In deze zaak heeft het College van Beroep voor het bedrijfsleven op 13 september 2022 uitspraak gedaan in hoger beroep tegen de eerdere uitspraak van de rechtbank Rotterdam van 18 november 2021. De hoger beroepen zijn ingesteld door American Express en Visa tegen een besluit van de Autoriteit Consument en Markt (ACM) dat hen een last onder dwangsom had opgelegd. De rechtbank had het beroep van Visa niet-ontvankelijk verklaard en de beroepen van Mastercard, International Card Services (ICS) en De Bijenkorf gegrond verklaard, waardoor het bestreden besluit werd vernietigd.
De kern van het geschil betreft de afwikkelingsvergoedingen die Mastercard en ICS aan De Bijenkorf hebben betaald in het kader van de Bijenkorf Card.
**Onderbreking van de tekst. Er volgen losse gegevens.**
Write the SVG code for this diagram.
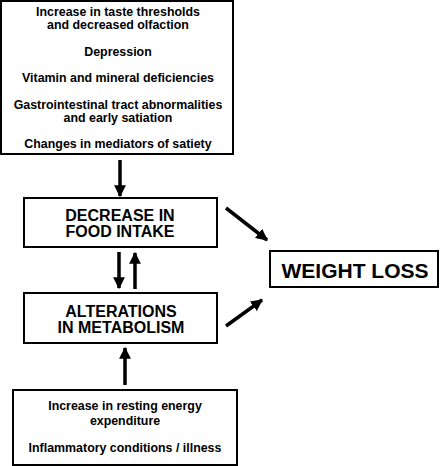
<svg xmlns="http://www.w3.org/2000/svg" width="440" height="466" viewBox="0 0 440 466">
<style>
.box{fill:#fff;stroke:#000;stroke-width:2}
.s{font-family:"Liberation Sans",Arial,sans-serif;font-weight:bold;font-size:12.4px;text-anchor:middle;fill:#000}
.m{font-family:"Liberation Sans",Arial,sans-serif;font-weight:bold;font-size:16px;text-anchor:middle;fill:#000}
.l{font-family:"Liberation Sans",Arial,sans-serif;font-weight:bold;font-size:21px;text-anchor:middle;fill:#000}
.c{stroke:#000;stroke-width:3.5;fill:none;marker-end:url(#ah)}
</style>
<defs>
<marker id="ah" viewBox="0 0 10 10" refX="9" refY="5" markerWidth="3.4" markerHeight="3.4" orient="auto" markerUnits="strokeWidth">
<path d="M0,0 L10,5 L0,10 Z" fill="#000"/>
</marker>
</defs>
<g id="connectors">
<line class="c" x1="120" y1="160" x2="120" y2="196"/>
<line class="c" x1="119" y1="252" x2="119" y2="288"/>
<line class="c" x1="135" y1="289" x2="135" y2="253"/>
<line class="c" x1="125" y1="385" x2="125" y2="348"/>
<line class="c" x1="226" y1="208" x2="267" y2="240"/>
<line class="c" x1="226" y1="326" x2="262" y2="300"/>
</g>
<g id="causes">
<rect class="box" x="1" y="1" width="232" height="153"/>
<text class="s" x="118" y="16">Increase in taste thresholds</text>
<text class="s" x="118" y="29">and decreased olfaction</text>
<text class="s" x="118" y="56">Depression</text>
<text class="s" x="118" y="82">Vitamin and mineral deficiencies</text>
<text class="s" x="118" y="109">Gastrointestinal tract abnormalities</text>
<text class="s" x="118" y="122">and early satiation</text>
<text class="s" x="118" y="148">Changes in mediators of satiety</text>
</g>
<g id="food">
<rect class="box" x="24" y="198" width="193" height="49"/>
<text class="m" x="120" y="221">DECREASE IN</text>
<text class="m" x="120" y="237">FOOD INTAKE</text>
</g>
<g id="metabolism">
<rect class="box" x="24" y="293" width="193" height="50"/>
<text class="m" x="121" y="317">ALTERATIONS</text>
<text class="m" x="121" y="333">IN METABOLISM</text>
</g>
<g id="weightloss">
<rect class="box" x="270" y="251" width="168" height="36"/>
<text class="l" x="355" y="278">WEIGHT LOSS</text>
</g>
<g id="energy">
<rect class="box" x="13" y="390" width="224" height="75"/>
<text class="s" x="125" y="410">Increase in resting energy</text>
<text class="s" x="125" y="425">expenditure</text>
<text class="s" x="125" y="452">Inflammatory conditions / illness</text>
</g>
</svg>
ACM had bepaald dat deze vergoedingen niet meer dan 0,3% van de transactiewaarde mochten bedragen, maar volgens ACM waren de vergoedingen in de periode van 1 januari 2016 tot 1 september 2019 aanzienlijk hoger. In hoger beroep voerden American Express en Visa aan dat zij procesbelang hadden, maar het College oordeelde dat dit belang was komen te vervallen omdat de Bijenkorf Card per 1 april 2022 was gestopt.
Het College concludeerde dat er geen sprake meer was van een overtreding van de Verordening betreffende afwikkelingsvergoedingen, en dat American Express en Visa daarom geen procesbelang meer hadden bij hun hoger beroep. De hoger beroepen zijn derhalve niet-ontvankelijk verklaard, en er is geen aanleiding voor een proceskostenveroordeling. De uitspraak is openbaar uitgesproken en de beslissing is genomen door een meervoudige kamer.